◆ Request ◆
Collect every line below that contains the word "size".

▼▼▼

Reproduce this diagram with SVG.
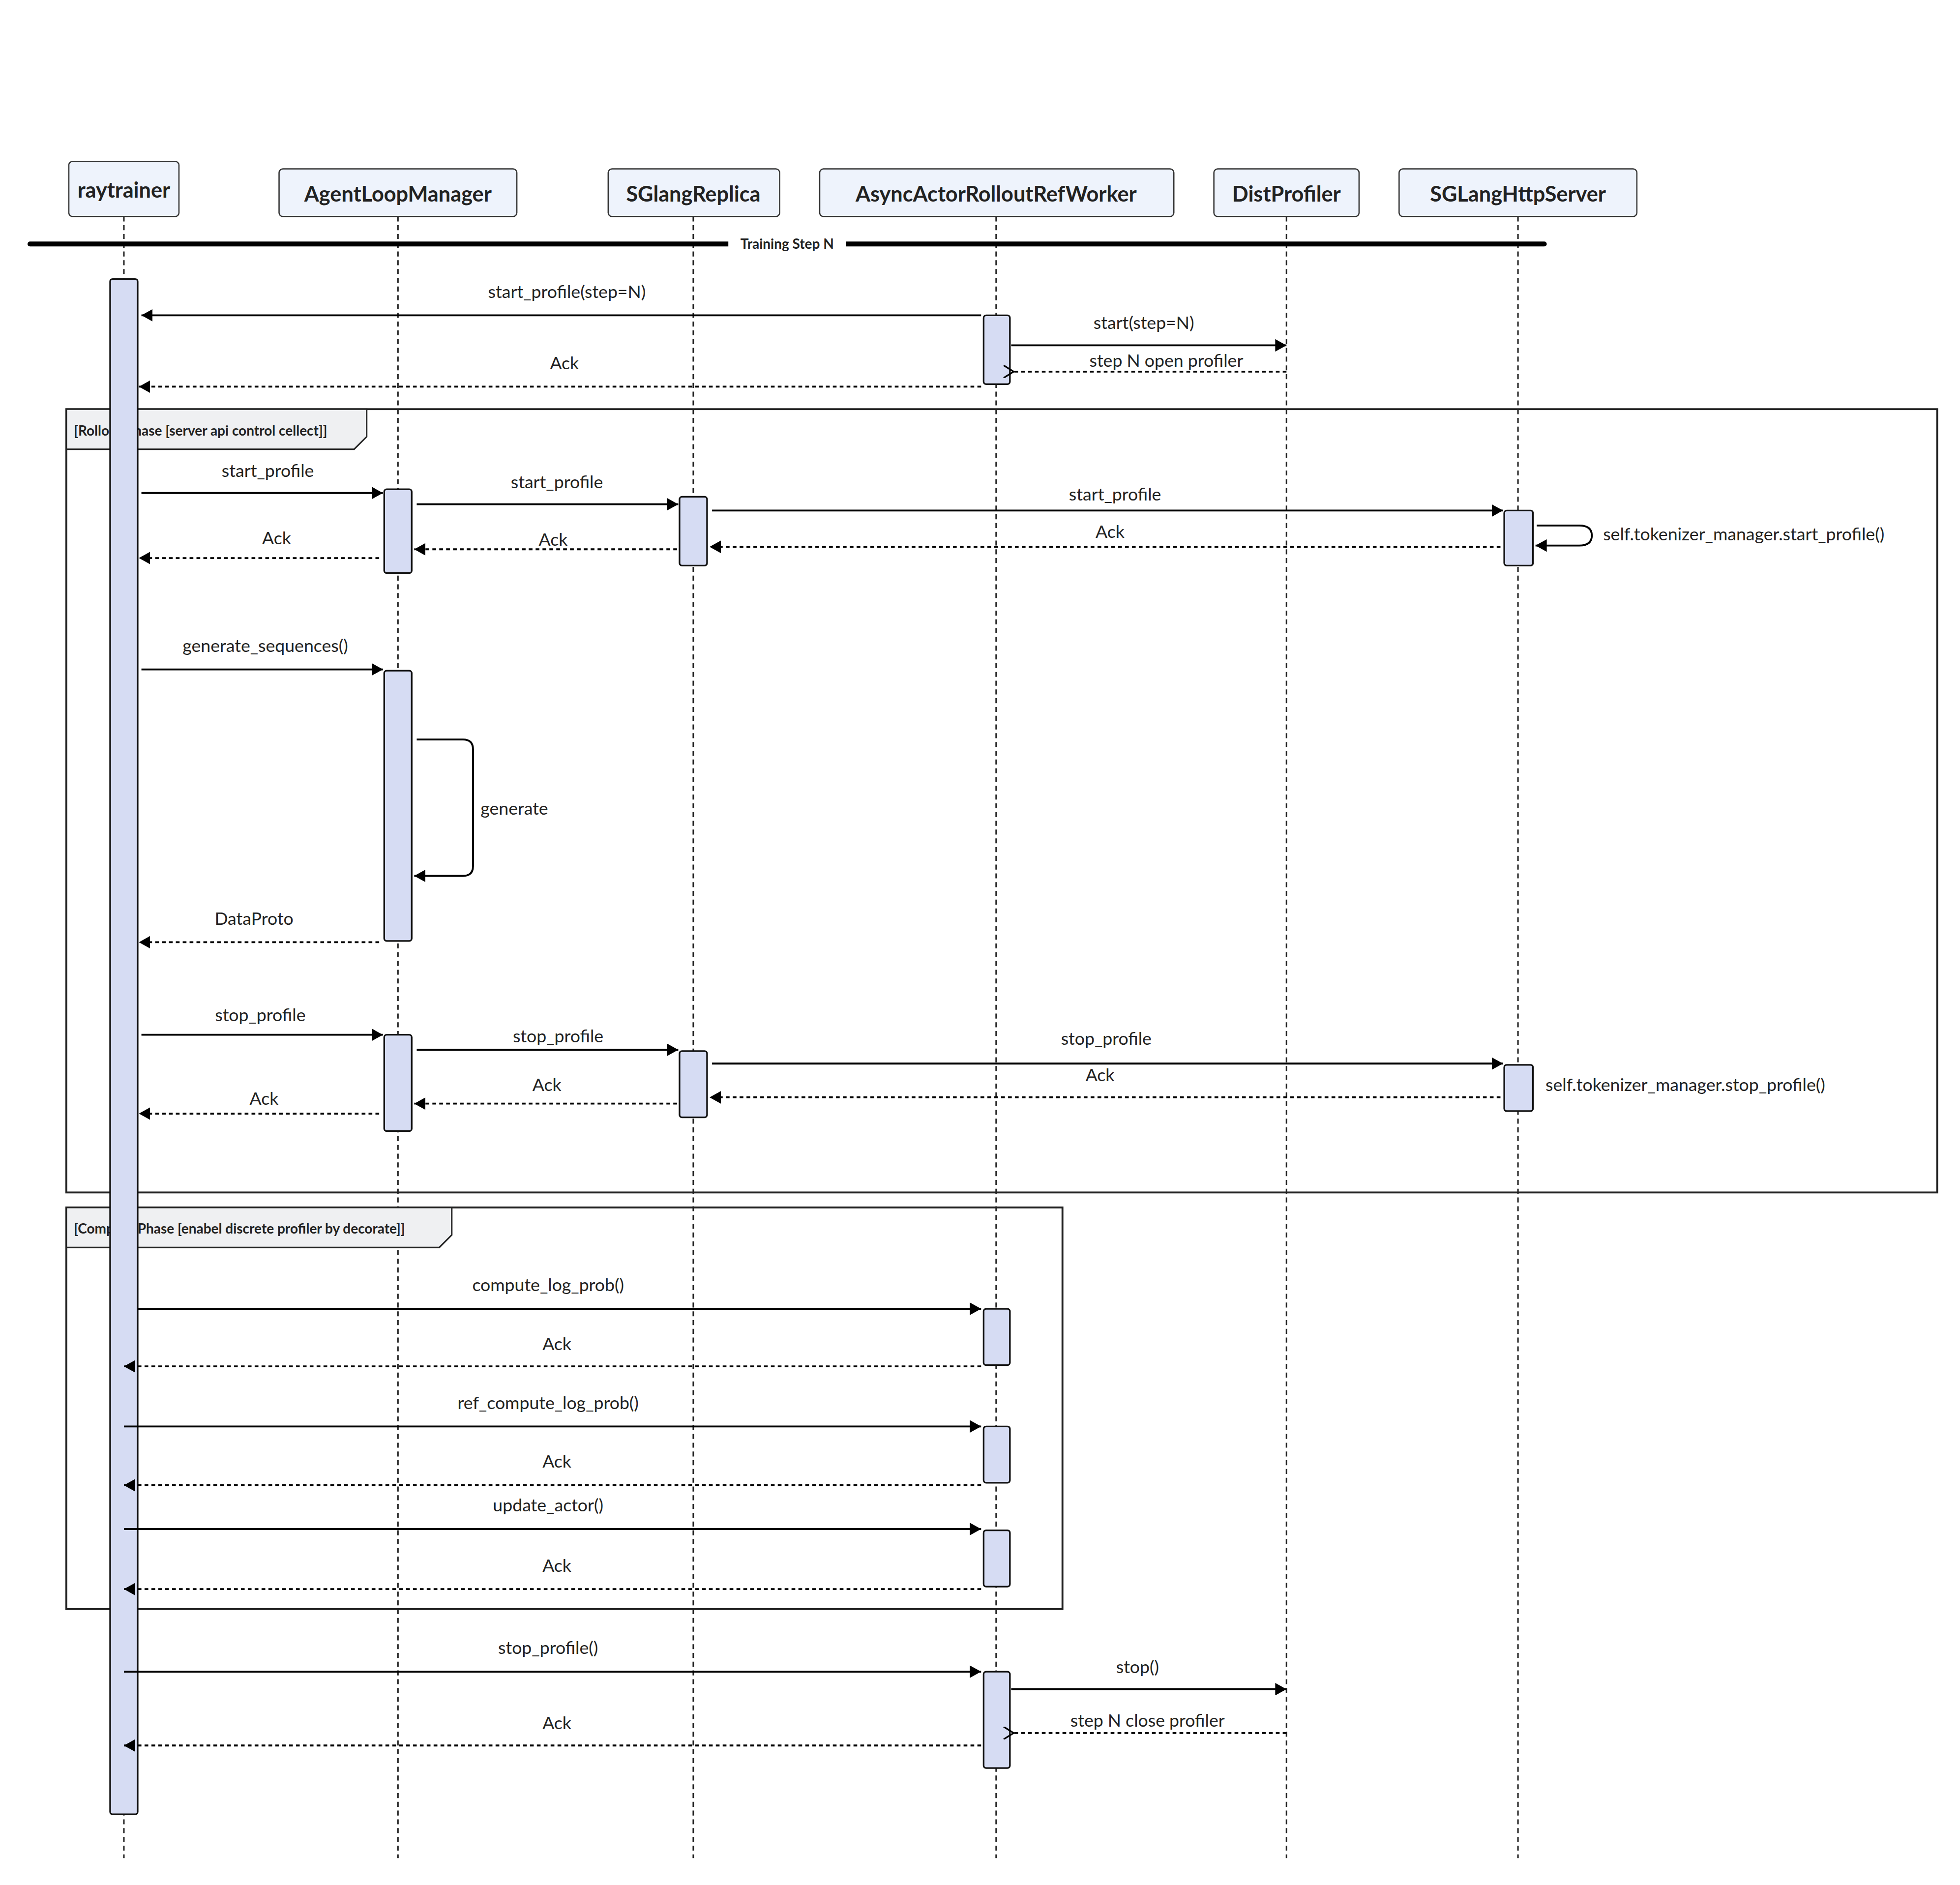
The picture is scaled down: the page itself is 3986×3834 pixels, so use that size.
<svg xmlns="http://www.w3.org/2000/svg" width="3986" height="3834" viewBox="0 0 3986 3834">
<style>
.hd{fill:#eef3fc;stroke:#333;stroke-width:1}
.ht{font-family:Lato,"Noto Sans",sans-serif;font-weight:bold;font-size:17px;fill:#222;text-anchor:middle}
.ll{stroke:#222;stroke-width:1.2;stroke-dasharray:4 3;fill:none}
.act{fill:#d6dcf3;stroke:#111;stroke-width:1.3}
.m{stroke:#000;stroke-width:1.5;fill:none}
.d{stroke:#000;stroke-width:1.5;fill:none;stroke-dasharray:3 2.5}
.t{font-family:Lato,"Noto Sans",sans-serif;font-size:14px;fill:#222;text-anchor:middle}
.tl{font-family:Lato,"Noto Sans",sans-serif;font-size:14px;fill:#222}
.fr{fill:none;stroke:#222;stroke-width:1.5}
.tab{fill:#eff0f2;stroke:#222;stroke-width:1.2}
.tt{font-family:Lato,"Noto Sans",sans-serif;font-size:11px;font-weight:bold;fill:#222}
</style>
<defs>
<marker id="a" markerWidth="10" markerHeight="10" refX="9" refY="5" orient="auto" markerUnits="userSpaceOnUse"><path d="M0,0 L9,5 L0,10 z" fill="#000"/></marker>
<marker id="o" markerWidth="10" markerHeight="10" refX="1" refY="5" orient="auto" markerUnits="userSpaceOnUse"><path d="M9,0 L1,5 L9,10" fill="none" stroke="#000" stroke-width="1.3"/></marker>
</defs>
<rect width="3986" height="3834" fill="#fff"/>
<g transform="scale(2.545)">
<g id="lifelines">
<path class="ll" d="M99,173V1485M318,173V1485M554,173V1485M796,173V1485M1028,173V1485M1213,173V1485"/>
</g>
<g id="frames">
<rect class="fr" x="53" y="327" width="1495" height="626"/>
<path class="tab" d="M53,327H293V349L283,359H53Z"/>
<text class="tt" x="59" y="348">[Rollout Phase [server api control cellect]]</text>
<rect class="fr" x="53" y="965" width="796" height="321"/>
<path class="tab" d="M53,965H361V987L351,997H53Z"/>
<text class="tt" x="59" y="986">[Compute Phase [enabel discrete profiler by decorate]]</text>
</g>
<g id="divider">
<line x1="24" y1="195" x2="1234" y2="195" stroke="#000" stroke-width="4" stroke-linecap="round"/>
<rect x="582" y="188" width="94" height="14" fill="#fff"/>
<text class="tt" x="629" y="199" text-anchor="middle">Training Step N</text>
</g>
<g id="raytrainer"><rect class="hd" x="55" y="129" width="88" height="44" rx="3"/><text class="ht" x="99" y="158">raytrainer</text></g>
<g id="AgentLoopManager"><rect class="hd" x="223" y="135" width="190" height="38" rx="3"/><text class="ht" x="318" y="161">AgentLoopManager</text></g>
<g id="SGlangReplica"><rect class="hd" x="486" y="135" width="137" height="38" rx="3"/><text class="ht" x="554" y="161">SGlangReplica</text></g>
<g id="AsyncActorRolloutRefWorker"><rect class="hd" x="655" y="135" width="283" height="38" rx="3"/><text class="ht" x="796" y="161">AsyncActorRolloutRefWorker</text></g>
<g id="DistProfiler"><rect class="hd" x="970" y="135" width="116" height="38" rx="3"/><text class="ht" x="1028" y="161">DistProfiler</text></g>
<g id="SGLangHttpServer"><rect class="hd" x="1118" y="135" width="190" height="38" rx="3"/><text class="ht" x="1213" y="161">SGLangHttpServer</text></g>
<g id="activations">
<rect class="act" x="88" y="223" width="22" height="1227" rx="2"/>
<rect class="act" x="786" y="252" width="21" height="55" rx="2"/>
<rect class="act" x="307" y="391" width="22" height="67" rx="2"/>
<rect class="act" x="543" y="397" width="22" height="55" rx="2"/>
<rect class="act" x="1202" y="408" width="23" height="44" rx="2"/>
<rect class="act" x="307" y="536" width="22" height="216" rx="2"/>
<rect class="act" x="307" y="827" width="22" height="77" rx="2"/>
<rect class="act" x="543" y="840" width="22" height="53" rx="2"/>
<rect class="act" x="1202" y="851" width="23" height="37" rx="2"/>
<rect class="act" x="786" y="1046" width="21" height="45" rx="2"/>
<rect class="act" x="786" y="1140" width="21" height="45" rx="2"/>
<rect class="act" x="786" y="1223" width="21" height="45" rx="2"/>
<rect class="act" x="786" y="1336" width="21" height="77" rx="2"/>
</g>
<g id="connectors">
<line class="m" x1="784" y1="252" x2="113" y2="252" marker-end="url(#a)"/>
<line class="m" x1="808" y1="276" x2="1028" y2="276" marker-end="url(#a)"/>
<line class="d" x1="1028" y1="297" x2="810" y2="297" marker-end="url(#o)"/>
<line class="d" x1="784" y1="309" x2="111" y2="309" marker-end="url(#a)"/>
<line class="m" x1="113" y1="394" x2="306" y2="394" marker-end="url(#a)"/>
<line class="m" x1="333" y1="403" x2="542" y2="403" marker-end="url(#a)"/>
<line class="m" x1="569" y1="408" x2="1201" y2="408" marker-end="url(#a)"/>
<path class="m" d="M1228,420H1262Q1272,420 1272,428Q1272,436 1262,436H1227" marker-end="url(#a)"/>
<line class="d" x1="1199" y1="437" x2="567" y2="437" marker-end="url(#a)"/>
<line class="d" x1="541" y1="439" x2="331" y2="439" marker-end="url(#a)"/>
<line class="d" x1="303" y1="446" x2="111" y2="446" marker-end="url(#a)"/>
<line class="m" x1="113" y1="535" x2="306" y2="535" marker-end="url(#a)"/>
<path class="m" d="M333,591H370Q378,591 378,599V692Q378,700 370,700H331" marker-end="url(#a)"/>
<line class="d" x1="303" y1="753" x2="111" y2="753" marker-end="url(#a)"/>
<line class="m" x1="113" y1="827" x2="306" y2="827" marker-end="url(#a)"/>
<line class="m" x1="333" y1="839" x2="542" y2="839" marker-end="url(#a)"/>
<line class="m" x1="569" y1="850" x2="1201" y2="850" marker-end="url(#a)"/>
<line class="d" x1="1199" y1="877" x2="567" y2="877" marker-end="url(#a)"/>
<line class="d" x1="541" y1="882" x2="331" y2="882" marker-end="url(#a)"/>
<line class="d" x1="303" y1="890" x2="111" y2="890" marker-end="url(#a)"/>
<line class="m" x1="110" y1="1046" x2="784" y2="1046" marker-end="url(#a)"/>
<line class="d" x1="784" y1="1092" x2="99" y2="1092" marker-end="url(#a)"/>
<line class="m" x1="99" y1="1140" x2="784" y2="1140" marker-end="url(#a)"/>
<line class="d" x1="784" y1="1187" x2="99" y2="1187" marker-end="url(#a)"/>
<line class="m" x1="99" y1="1222" x2="784" y2="1222" marker-end="url(#a)"/>
<line class="d" x1="784" y1="1270" x2="99" y2="1270" marker-end="url(#a)"/>
<line class="m" x1="99" y1="1336" x2="784" y2="1336" marker-end="url(#a)"/>
<line class="m" x1="808" y1="1350" x2="1028" y2="1350" marker-end="url(#a)"/>
<line class="d" x1="1028" y1="1385" x2="810" y2="1385" marker-end="url(#o)"/>
<line class="d" x1="784" y1="1395" x2="99" y2="1395" marker-end="url(#a)"/>
</g>
<g id="labels">
<text class="t" x="453" y="238">start_profile(step=N)</text>
<text class="t" x="914" y="263">start(step=N)</text>
<text class="t" x="932" y="293">step N open profiler</text>
<text class="t" x="451" y="295">Ack</text>
<text class="t" x="214" y="381">start_profile</text>
<text class="t" x="445" y="390">start_profile</text>
<text class="t" x="891" y="400">start_profile</text>
<text class="tl" x="1281" y="432">self.tokenizer_manager.start_profile()</text>
<text class="t" x="887" y="430">Ack</text>
<text class="t" x="442" y="436">Ack</text>
<text class="t" x="221" y="435">Ack</text>
<text class="t" x="212" y="521">generate_sequences()</text>
<text class="tl" x="384" y="651">generate</text>
<text class="t" x="203" y="739">DataProto</text>
<text class="t" x="208" y="816">stop_profile</text>
<text class="t" x="446" y="833">stop_profile</text>
<text class="t" x="884" y="835">stop_profile</text>
<text class="tl" x="1235" y="872">self.tokenizer_manager.stop_profile()</text>
<text class="t" x="879" y="864">Ack</text>
<text class="t" x="437" y="872">Ack</text>
<text class="t" x="211" y="883">Ack</text>
<text class="t" x="438" y="1032">compute_log_prob()</text>
<text class="t" x="445" y="1079">Ack</text>
<text class="t" x="438" y="1126">ref_compute_log_prob()</text>
<text class="t" x="445" y="1173">Ack</text>
<text class="t" x="438" y="1208">update_actor()</text>
<text class="t" x="445" y="1256">Ack</text>
<text class="t" x="438" y="1322">stop_profile()</text>
<text class="t" x="909" y="1337">stop()</text>
<text class="t" x="917" y="1380">step N close profiler</text>
<text class="t" x="445" y="1382">Ack</text>
</g>
</g>
</svg>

▲▲▲

◆ Correct response ◆
The picture is scaled down: the page itself is 3986×3834 pixels, so use that size.
.ht{font-family:Lato,"Noto Sans",sans-serif;font-weight:bold;font-size:17px;fill:#222;text-anchor:middle}
.t{font-family:Lato,"Noto Sans",sans-serif;font-size:14px;fill:#222;text-anchor:middle}
.tl{font-family:Lato,"Noto Sans",sans-serif;font-size:14px;fill:#222}
.tt{font-family:Lato,"Noto Sans",sans-serif;font-size:11px;font-weight:bold;fill:#222}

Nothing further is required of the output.